[Code that draws figures]
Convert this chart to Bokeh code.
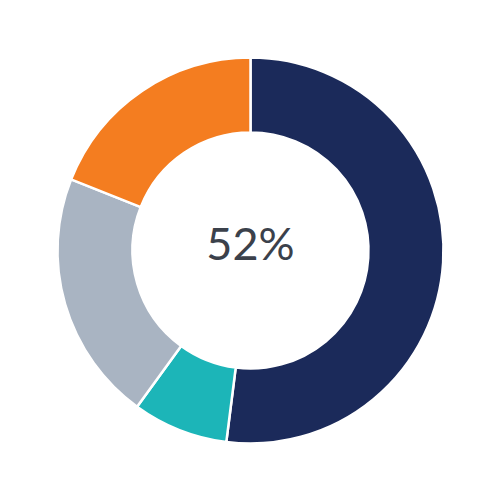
import math
from bokeh.plotting import figure
from bokeh.models import ColumnDataSource, Range1d
from bokeh.core.properties import value
from bokeh.embed import file_html
from bokeh.resources import INLINE

categories = ["Navy", "Teal", "Gray", "Orange"]
shares = [52, 8, 21, 19]
colors = ["#1b2a5a", "#1cb5b8", "#a9b4c2", "#f47d20"]
center_label = "52%"

total = float(sum(shares))
starts, ends = [], []
acc = 0.0
for s in shares:
    a0 = math.pi / 2 - 2 * math.pi * acc / total
    acc += s
    a1 = math.pi / 2 - 2 * math.pi * acc / total
    starts.append(a0)
    ends.append(a1)

src = ColumnDataSource(dict(cat=categories, val=shares, color=colors,
                            start=starts, end=ends))

W = 484
p = figure(width=W, height=W, output_backend="svg", toolbar_location=None,
           x_range=Range1d(-250, 234), y_range=Range1d(-234, 250),
           min_border=0)
p.axis.visible = False
p.grid.visible = False
p.outline_line_color = None
p.background_fill_color = "white"
p.border_fill_color = "white"

p.annular_wedge(x=0, y=0, inner_radius=118, outer_radius=193,
                start_angle="start", end_angle="end", direction="clock",
                fill_color="color", line_color="white", line_width=2.5,
                source=src)

p.text(x=[0], y=[0], y_offset=-8, text=[center_label], text_align="center",
       text_baseline="middle", text_font=value("Lato"),
       text_font_size="45px", text_color="#3b414b")

open("out.html", "w").write(file_html(p, INLINE))
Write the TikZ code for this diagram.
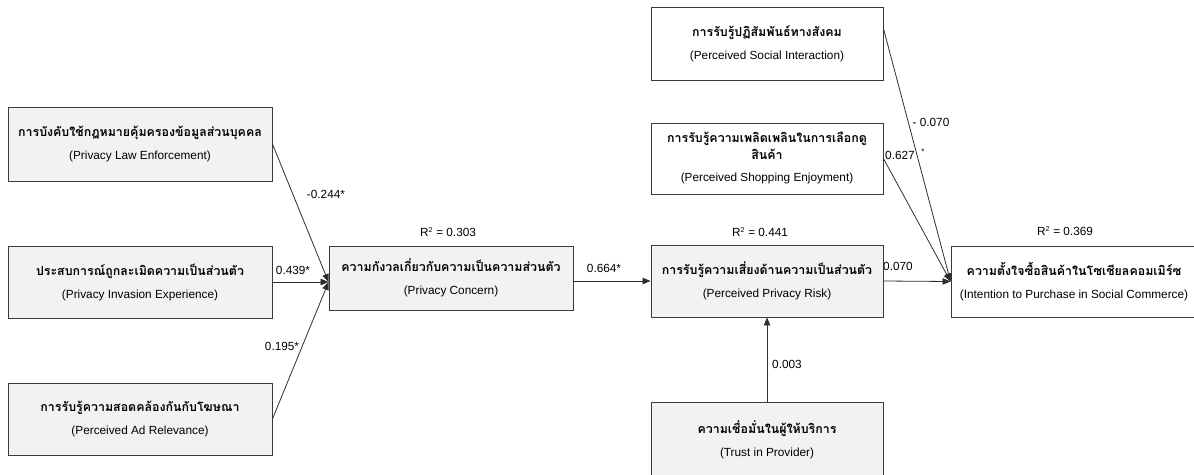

● **Task**
Copy the records exactly. Skip the pictures.

● **Result**
Convert this chart to Bokeh code.
import math
from bokeh.plotting import figure
from bokeh.models import ColumnDataSource, Range1d
from bokeh.core.properties import value
from bokeh.embed import file_html
from bokeh.resources import INLINE

categories = ["Navy", "Teal", "Gray", "Orange"]
shares = [52, 8, 21, 19]
colors = ["#1b2a5a", "#1cb5b8", "#a9b4c2", "#f47d20"]
center_label = "52%"

total = float(sum(shares))
starts, ends = [], []
acc = 0.0
for s in shares:
    a0 = math.pi / 2 - 2 * math.pi * acc / total
    acc += s
    a1 = math.pi / 2 - 2 * math.pi * acc / total
    starts.append(a0)
    ends.append(a1)

src = ColumnDataSource(dict(cat=categories, val=shares, color=colors,
                            start=starts, end=ends))

W = 484
p = figure(width=W, height=W, output_backend="svg", toolbar_location=None,
           x_range=Range1d(-250, 234), y_range=Range1d(-234, 250),
           min_border=0)
p.axis.visible = False
p.grid.visible = False
p.outline_line_color = None
p.background_fill_color = "white"
p.border_fill_color = "white"

p.annular_wedge(x=0, y=0, inner_radius=118, outer_radius=193,
                start_angle="start", end_angle="end", direction="clock",
                fill_color="color", line_color="white", line_width=2.5,
                source=src)

p.text(x=[0], y=[0], y_offset=-8, text=[center_label], text_align="center",
       text_baseline="middle", text_font=value("Lato"),
       text_font_size="45px", text_color="#3b414b")

open("out.html", "w").write(file_html(p, INLINE))
Write the TikZ code for this diagram.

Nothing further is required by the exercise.